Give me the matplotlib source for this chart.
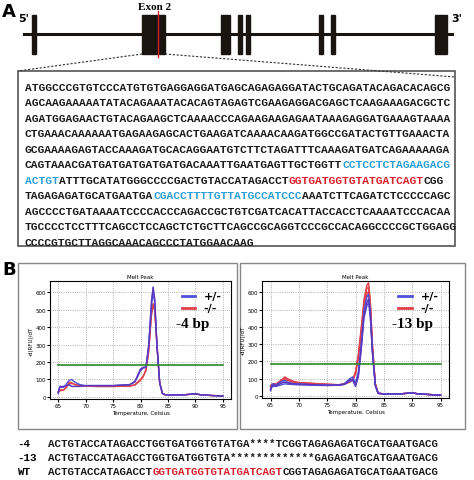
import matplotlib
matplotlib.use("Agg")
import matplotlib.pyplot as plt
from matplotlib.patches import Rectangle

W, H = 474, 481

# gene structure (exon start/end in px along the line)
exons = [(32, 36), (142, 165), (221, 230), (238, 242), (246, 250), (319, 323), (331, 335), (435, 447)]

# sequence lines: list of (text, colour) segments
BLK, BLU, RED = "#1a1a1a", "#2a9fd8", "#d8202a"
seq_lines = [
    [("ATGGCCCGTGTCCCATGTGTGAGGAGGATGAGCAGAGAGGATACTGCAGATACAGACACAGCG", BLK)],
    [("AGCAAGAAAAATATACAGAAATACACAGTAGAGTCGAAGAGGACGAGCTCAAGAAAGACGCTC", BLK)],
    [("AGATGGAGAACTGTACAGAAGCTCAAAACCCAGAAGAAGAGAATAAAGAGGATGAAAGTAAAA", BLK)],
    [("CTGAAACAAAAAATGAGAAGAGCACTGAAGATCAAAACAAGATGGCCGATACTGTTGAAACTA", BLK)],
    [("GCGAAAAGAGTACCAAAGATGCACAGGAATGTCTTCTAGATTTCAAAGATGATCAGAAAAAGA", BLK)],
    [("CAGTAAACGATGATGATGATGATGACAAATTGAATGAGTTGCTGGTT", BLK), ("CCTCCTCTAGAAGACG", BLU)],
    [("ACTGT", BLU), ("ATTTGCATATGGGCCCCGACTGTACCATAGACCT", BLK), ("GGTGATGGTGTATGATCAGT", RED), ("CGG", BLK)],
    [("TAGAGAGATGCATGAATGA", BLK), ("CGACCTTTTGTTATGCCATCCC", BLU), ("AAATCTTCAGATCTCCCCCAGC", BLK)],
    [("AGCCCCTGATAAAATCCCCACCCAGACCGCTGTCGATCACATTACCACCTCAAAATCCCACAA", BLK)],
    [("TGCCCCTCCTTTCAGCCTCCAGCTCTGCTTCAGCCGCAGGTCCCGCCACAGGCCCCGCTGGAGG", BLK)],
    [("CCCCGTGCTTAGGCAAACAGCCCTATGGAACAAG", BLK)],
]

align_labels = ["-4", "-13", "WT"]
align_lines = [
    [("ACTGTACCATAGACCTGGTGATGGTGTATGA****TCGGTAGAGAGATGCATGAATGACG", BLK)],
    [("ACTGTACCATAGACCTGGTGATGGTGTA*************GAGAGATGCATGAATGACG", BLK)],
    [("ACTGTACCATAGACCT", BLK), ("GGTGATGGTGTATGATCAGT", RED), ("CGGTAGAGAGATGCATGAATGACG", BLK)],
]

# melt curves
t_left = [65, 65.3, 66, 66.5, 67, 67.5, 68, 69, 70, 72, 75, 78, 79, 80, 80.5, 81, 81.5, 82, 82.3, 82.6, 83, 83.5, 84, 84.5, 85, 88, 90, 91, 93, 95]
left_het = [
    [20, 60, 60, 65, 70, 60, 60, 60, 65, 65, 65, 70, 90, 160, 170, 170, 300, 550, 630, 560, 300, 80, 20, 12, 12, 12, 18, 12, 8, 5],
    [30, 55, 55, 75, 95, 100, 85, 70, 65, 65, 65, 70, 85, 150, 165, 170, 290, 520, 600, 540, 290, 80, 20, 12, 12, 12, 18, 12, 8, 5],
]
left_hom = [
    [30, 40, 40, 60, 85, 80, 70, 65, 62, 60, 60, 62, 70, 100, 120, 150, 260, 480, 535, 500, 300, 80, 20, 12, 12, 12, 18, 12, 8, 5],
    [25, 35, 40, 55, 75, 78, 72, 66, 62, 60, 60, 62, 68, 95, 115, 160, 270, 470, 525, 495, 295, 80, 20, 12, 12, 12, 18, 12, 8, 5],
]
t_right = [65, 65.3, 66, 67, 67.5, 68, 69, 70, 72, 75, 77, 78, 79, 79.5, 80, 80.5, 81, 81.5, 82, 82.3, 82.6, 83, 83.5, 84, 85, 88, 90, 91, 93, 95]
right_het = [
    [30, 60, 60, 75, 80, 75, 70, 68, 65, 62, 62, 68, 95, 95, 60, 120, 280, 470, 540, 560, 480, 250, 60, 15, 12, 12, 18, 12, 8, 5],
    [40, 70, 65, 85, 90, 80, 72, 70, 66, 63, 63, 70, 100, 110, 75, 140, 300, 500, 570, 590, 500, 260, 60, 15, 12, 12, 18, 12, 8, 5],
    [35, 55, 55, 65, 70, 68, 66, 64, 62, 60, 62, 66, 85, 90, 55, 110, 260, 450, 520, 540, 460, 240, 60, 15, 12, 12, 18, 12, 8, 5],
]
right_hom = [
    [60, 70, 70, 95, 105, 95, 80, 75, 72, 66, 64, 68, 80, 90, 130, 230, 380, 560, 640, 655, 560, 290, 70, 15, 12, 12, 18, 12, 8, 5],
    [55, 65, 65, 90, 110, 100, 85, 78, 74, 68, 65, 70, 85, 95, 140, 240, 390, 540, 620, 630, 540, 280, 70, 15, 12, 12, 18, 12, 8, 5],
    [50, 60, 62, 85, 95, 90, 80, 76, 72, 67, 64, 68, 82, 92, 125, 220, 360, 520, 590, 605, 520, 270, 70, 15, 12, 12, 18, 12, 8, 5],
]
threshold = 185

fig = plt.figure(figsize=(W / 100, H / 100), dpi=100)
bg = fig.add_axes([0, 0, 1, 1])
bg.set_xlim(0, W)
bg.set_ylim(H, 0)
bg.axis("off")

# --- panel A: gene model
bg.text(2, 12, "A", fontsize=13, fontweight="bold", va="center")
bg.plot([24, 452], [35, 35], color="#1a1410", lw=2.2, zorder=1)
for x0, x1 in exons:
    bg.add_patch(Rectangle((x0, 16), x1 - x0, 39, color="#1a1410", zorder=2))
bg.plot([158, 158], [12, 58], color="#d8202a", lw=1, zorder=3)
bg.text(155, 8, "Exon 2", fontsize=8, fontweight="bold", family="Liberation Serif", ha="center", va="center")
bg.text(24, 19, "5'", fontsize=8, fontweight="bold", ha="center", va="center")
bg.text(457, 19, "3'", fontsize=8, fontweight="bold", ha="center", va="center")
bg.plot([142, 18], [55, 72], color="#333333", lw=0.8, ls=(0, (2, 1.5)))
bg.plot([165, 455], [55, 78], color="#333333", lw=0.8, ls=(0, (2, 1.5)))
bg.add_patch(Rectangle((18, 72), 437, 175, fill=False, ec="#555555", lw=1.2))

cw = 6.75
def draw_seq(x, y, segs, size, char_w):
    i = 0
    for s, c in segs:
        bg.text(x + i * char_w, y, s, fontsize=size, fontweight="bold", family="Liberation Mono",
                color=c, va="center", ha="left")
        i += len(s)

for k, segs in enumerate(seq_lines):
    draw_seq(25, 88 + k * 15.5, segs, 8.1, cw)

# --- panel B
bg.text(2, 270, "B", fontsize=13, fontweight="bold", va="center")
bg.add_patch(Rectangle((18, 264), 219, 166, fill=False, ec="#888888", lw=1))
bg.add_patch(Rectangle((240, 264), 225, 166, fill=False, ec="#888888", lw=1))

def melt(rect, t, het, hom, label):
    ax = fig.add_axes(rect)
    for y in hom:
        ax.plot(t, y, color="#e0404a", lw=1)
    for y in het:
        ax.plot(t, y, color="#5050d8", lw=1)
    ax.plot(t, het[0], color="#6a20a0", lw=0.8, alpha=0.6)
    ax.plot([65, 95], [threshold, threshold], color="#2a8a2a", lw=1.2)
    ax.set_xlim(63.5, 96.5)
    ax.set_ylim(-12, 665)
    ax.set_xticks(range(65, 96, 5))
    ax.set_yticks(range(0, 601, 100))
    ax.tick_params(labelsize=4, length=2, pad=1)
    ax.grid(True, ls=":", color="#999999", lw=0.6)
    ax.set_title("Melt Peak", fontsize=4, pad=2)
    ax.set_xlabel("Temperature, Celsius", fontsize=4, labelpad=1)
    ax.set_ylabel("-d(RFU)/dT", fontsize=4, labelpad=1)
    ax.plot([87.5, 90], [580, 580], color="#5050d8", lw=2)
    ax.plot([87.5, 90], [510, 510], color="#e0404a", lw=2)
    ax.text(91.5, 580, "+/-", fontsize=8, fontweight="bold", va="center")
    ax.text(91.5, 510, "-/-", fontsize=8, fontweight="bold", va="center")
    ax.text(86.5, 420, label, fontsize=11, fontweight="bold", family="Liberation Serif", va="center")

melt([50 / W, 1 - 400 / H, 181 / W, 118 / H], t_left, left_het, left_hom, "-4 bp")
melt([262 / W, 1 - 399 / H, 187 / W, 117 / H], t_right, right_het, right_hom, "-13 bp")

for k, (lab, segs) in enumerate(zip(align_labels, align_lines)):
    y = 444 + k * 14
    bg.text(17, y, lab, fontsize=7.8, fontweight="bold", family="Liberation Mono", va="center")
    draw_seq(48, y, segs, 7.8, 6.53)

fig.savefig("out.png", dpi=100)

**Task objective**
Transcribe exactly, with no pictures, the lines running from the first line of the material through the line holding "335), (435, 447)]".

**Reply to the task**
Give me the matplotlib source for this chart.
import matplotlib
matplotlib.use("Agg")
import matplotlib.pyplot as plt
from matplotlib.patches import Rectangle

W, H = 474, 481

# gene structure (exon start/end in px along the line)
exons = [(32, 36), (142, 165), (221, 230), (238, 242), (246, 250), (319, 323), (331, 335), (435, 447)]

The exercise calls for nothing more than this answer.